Depending on how you need to access data in Couchbase as well as what functional and performance needs your application needs from Couchbase, you can mix and match the tools I have outlined to get the results you need. If you need raw speed and/or full consistency, go with access via object ID and a standardized key pattern. If you need to ask questions of the data, go with views, N1QL or full text search. If you need to get a bunch of documents and then update them quickly, mix views with access via object ID.

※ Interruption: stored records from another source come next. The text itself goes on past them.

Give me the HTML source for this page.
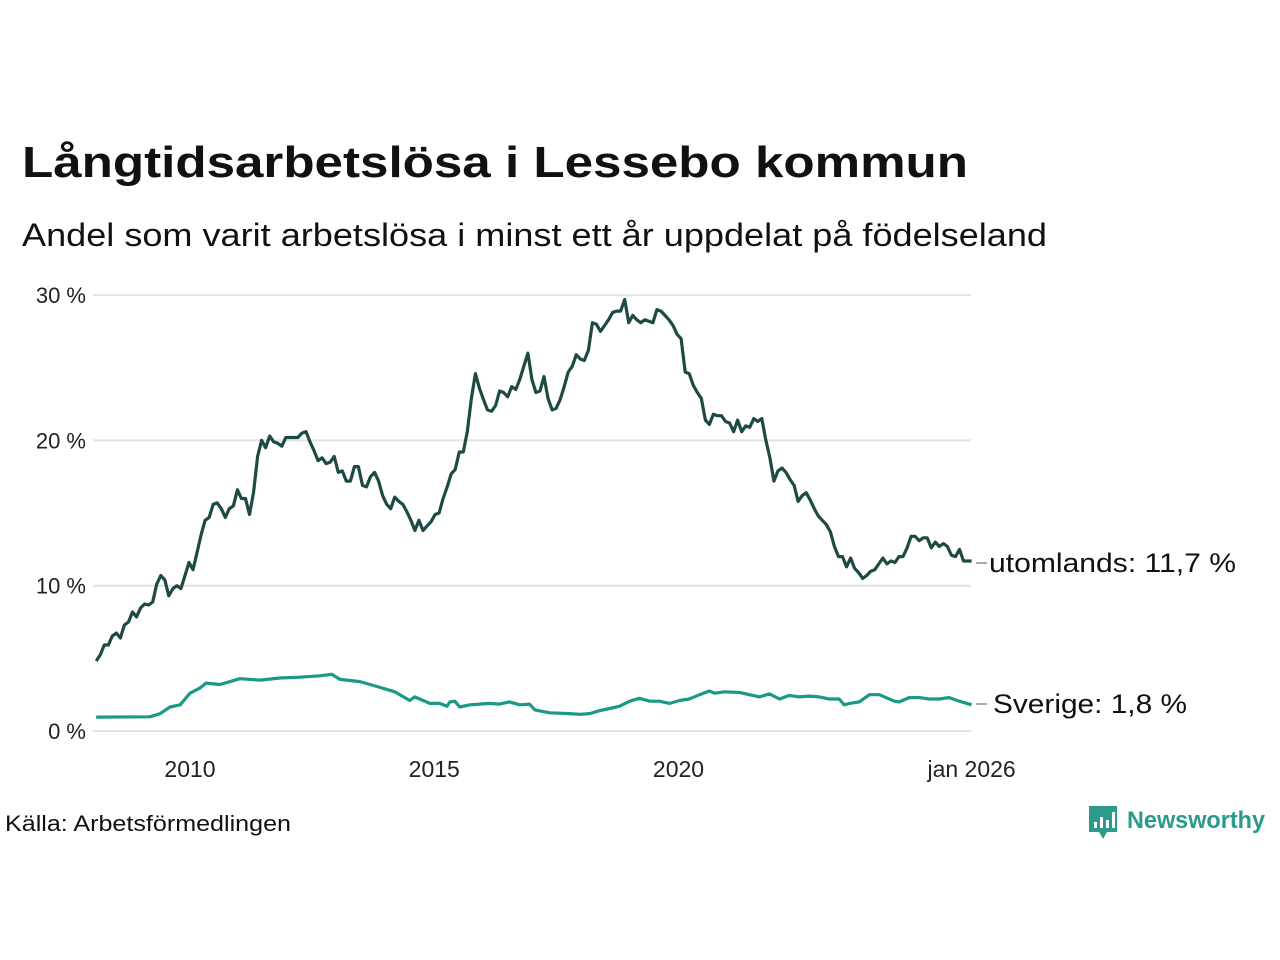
<!DOCTYPE html>
<html><head><meta charset="utf-8"><style>
body{margin:0;background:#fff;}
svg{display:block;font-family:"Liberation Sans","DejaVu Sans",sans-serif;}
</style></head><body>
<svg id="chart" width="1280" height="960" viewBox="0 0 1280 960" xmlns="http://www.w3.org/2000/svg">
<text x="22" y="177" font-size="44" font-weight="bold" fill="#111" textLength="946" lengthAdjust="spacingAndGlyphs">Långtidsarbetslösa i Lessebo kommun</text>
<text x="22" y="246" font-size="32" fill="#111" textLength="1025" lengthAdjust="spacingAndGlyphs">Andel som varit arbetslösa i minst ett år uppdelat på födelseland</text>
<g id="grid"></g>
<g id="lines"></g>
<text x="5" y="831" font-size="22" fill="#111" textLength="286" lengthAdjust="spacingAndGlyphs">Källa: Arbetsförmedlingen</text>
<g>
<path d="M1089 806 h28 v26 h-10 l-4 7 l-4 -7 h-10 z" fill="#2a9a8a"/>
<rect x="1094" y="822" width="3" height="6" fill="#fff"/><rect x="1100" y="817" width="3" height="11" fill="#fff"/><rect x="1106" y="820" width="3" height="8" fill="#fff"/><rect x="1112" y="812" width="3" height="16" fill="#fff"/>
<text x="1127" y="828" font-size="24" font-weight="bold" fill="#2a9a8a" textLength="138" lengthAdjust="spacingAndGlyphs">Newsworthy</text>
</g>
</svg>
<script>
const yTicks=[0,10,20,30];
const yTickLabels=["0 %","10 %","20 %","30 %"];
const xTicks=[2010,2015,2020,2026];
const xTickLabels=["2010","2015","2020","jan 2026"];
const darkStart=2008.08, darkEnd=2026.0;
const darkValues=[4.82,5.23,5.92,5.92,6.54,6.74,6.4,7.3,7.5,8.19,7.85,8.47,8.74,8.67,8.88,10.1,10.7,10.4,9.3,9.8,10.0,9.8,10.7,11.6,11.1,12.3,13.5,14.5,14.7,15.6,15.7,15.3,14.7,15.3,15.5,16.6,16.0,16.0,14.9,16.4,18.9,20.0,19.5,20.3,19.9,19.8,19.6,20.2,20.2,20.2,20.2,20.5,20.6,19.9,19.3,18.6,18.8,18.4,18.5,18.9,17.8,17.9,17.2,17.2,18.2,18.2,16.9,16.8,17.5,17.8,17.2,16.2,15.6,15.3,16.1,15.8,15.6,15.1,14.5,13.8,14.5,13.8,14.1,14.4,14.9,15.0,16.0,16.8,17.7,18.0,19.2,19.2,20.6,22.9,24.6,23.6,22.8,22.1,22.0,22.4,23.4,23.3,23.0,23.7,23.5,24.2,25.1,26.0,24.2,23.3,23.4,24.4,22.9,22.1,22.2,22.8,23.7,24.7,25.1,25.9,25.6,25.5,26.2,28.1,28.0,27.5,27.9,28.3,28.8,28.9,28.9,29.7,28.1,28.6,28.3,28.1,28.3,28.2,28.1,29.0,28.9,28.6,28.3,27.9,27.3,27.0,24.7,24.6,23.8,23.3,22.9,21.4,21.1,21.8,21.7,21.7,21.3,21.2,20.6,21.4,20.6,21.0,20.9,21.5,21.3,21.5,20.0,18.8,17.2,17.9,18.1,17.8,17.3,16.9,15.8,16.2,16.4,15.9,15.3,14.8,14.5,14.2,13.7,12.7,12.0,12.0,11.3,11.9,11.2,10.9,10.5,10.7,11.0,11.1,11.5,11.9,11.5,11.7,11.6,12.0,12.0,12.6,13.4,13.4,13.1,13.3,13.3,12.6,13.0,12.7,12.9,12.7,12.1,12.0,12.5,11.7,11.7,11.7];
const lightYears=[2008.08,2009.18,2009.39,2009.59,2009.80,2010.0,2010.2,2010.33,2010.61,2010.82,2011.02,2011.43,2011.84,2012.25,2012.66,2012.9,2013.07,2013.48,2013.89,2014.19,2014.5,2014.6,2014.91,2015.11,2015.26,2015.32,2015.42,2015.52,2015.73,2015.93,2016.13,2016.34,2016.54,2016.75,2016.95,2017.06,2017.36,2017.77,2017.98,2018.18,2018.38,2018.59,2018.79,2019.0,2019.2,2019.41,2019.61,2019.82,2020.02,2020.22,2020.43,2020.63,2020.74,2020.94,2021.25,2021.66,2021.86,2022.07,2022.27,2022.47,2022.68,2022.88,2023.09,2023.29,2023.39,2023.5,2023.7,2023.91,2024.11,2024.42,2024.52,2024.72,2024.93,2025.13,2025.34,2025.54,2025.75,2026.0];
const lightValues=[0.96,0.98,1.2,1.65,1.8,2.6,2.95,3.3,3.2,3.4,3.6,3.5,3.65,3.7,3.8,3.9,3.55,3.4,3.0,2.7,2.1,2.35,1.9,1.9,1.7,2.0,2.05,1.65,1.8,1.85,1.9,1.85,2.0,1.8,1.85,1.45,1.25,1.2,1.15,1.2,1.4,1.55,1.7,2.05,2.25,2.05,2.05,1.9,2.1,2.2,2.5,2.75,2.6,2.7,2.65,2.35,2.55,2.2,2.45,2.35,2.4,2.35,2.2,2.2,1.8,1.9,2.0,2.5,2.5,2.05,2.0,2.3,2.3,2.2,2.2,2.3,2.05,1.8];
const seriesLabels=["utomlands: 11,7 %","Sverige:  1,8 %"];

const NS="http://www.w3.org/2000/svg";
const X=y=>190+(y-2010)*48.85;
const Y=v=>731-v*14.53;
function mk(tag,attrs,parent){const e=document.createElementNS(NS,tag);for(const k in attrs)e.setAttribute(k,attrs[k]);parent.appendChild(e);return e;}
const grid=document.getElementById('grid'), lines=document.getElementById('lines');
yTicks.forEach((t,i)=>{
  const l=mk('line',{x1:93,x2:971,y1:Y(t),y2:Y(t),stroke:'#e3e3e6','stroke-width':2},grid);
  
  
  const tx=mk('text',{x:86,y:Y(t)+8,'font-size':22,fill:'#222','text-anchor':'end'},grid);
  tx.textContent=yTickLabels[i];
  
  
});
xTicks.forEach((t,i)=>{
  const tx=mk('text',{x:X(t),y:777,'font-size':23,fill:'#222','text-anchor':'middle'},grid);
  tx.textContent=xTickLabels[i];
  
  
});
const n=darkValues.length;
const dpts=darkValues.map((v,i)=>[X(darkStart+i*(darkEnd-darkStart)/(n-1)),Y(v)]);
const lpts=lightValues.map((v,i)=>[X(lightYears[i]),Y(v)]);
const pd=p=>p.map((q,i)=>(i?'L':'M')+q[0].toFixed(1)+' '+q[1].toFixed(1)).join(' ');
const lp=mk('path',{d:pd(lpts),fill:'none',stroke:'#1a9985','stroke-width':3.2,'stroke-linejoin':'round'},lines);


const dp=mk('path',{d:pd(dpts),fill:'none',stroke:'#1e4a44','stroke-width':3.2,'stroke-linejoin':'round'},lines);


[0,1].forEach(i=>{
  const yl=i===0?563:704;
  const l=mk('line',{x1:976,x2:987,y1:yl,y2:yl,stroke:'#555','stroke-width':1},lines);
  
  
  const t=mk('text',{x:i===0?989:993,y:yl+9,'font-size':27,fill:'#111',textLength:i===0?247:194,lengthAdjust:'spacingAndGlyphs'},lines);
  t.textContent=seriesLabels[i];
  
  
});
</script>
</body></html>
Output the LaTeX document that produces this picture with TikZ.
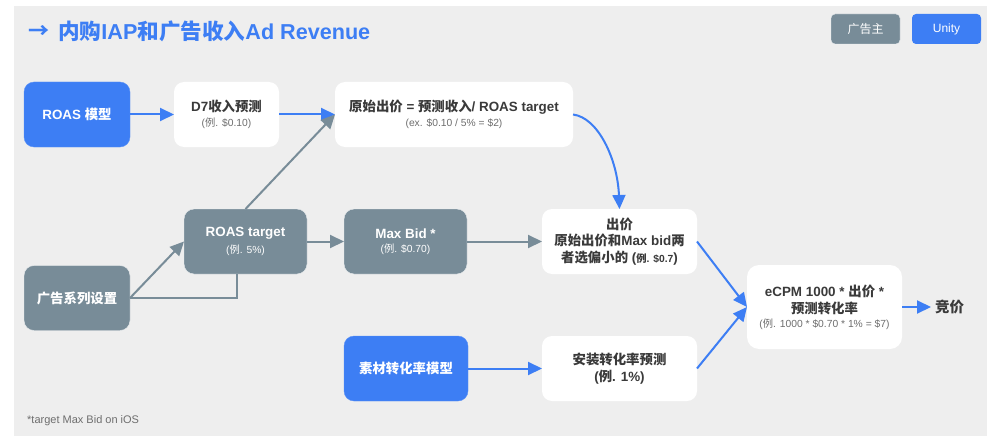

The other great thing is that access methods #1-3 are all built into the Couchbase SDKs, with the “how each one does its magic” obfuscated from your application. This enables you to not only combine all of these access patterns to work together, but to develop with agility with all the features against a single node of Couchbase on your laptop, but then operate with that same code at any scale on a cluster. So whether you have 3 nodes or 80 nodes of Couchbase in your cluster, your application is ready to scale with zero code changes to facilitate that.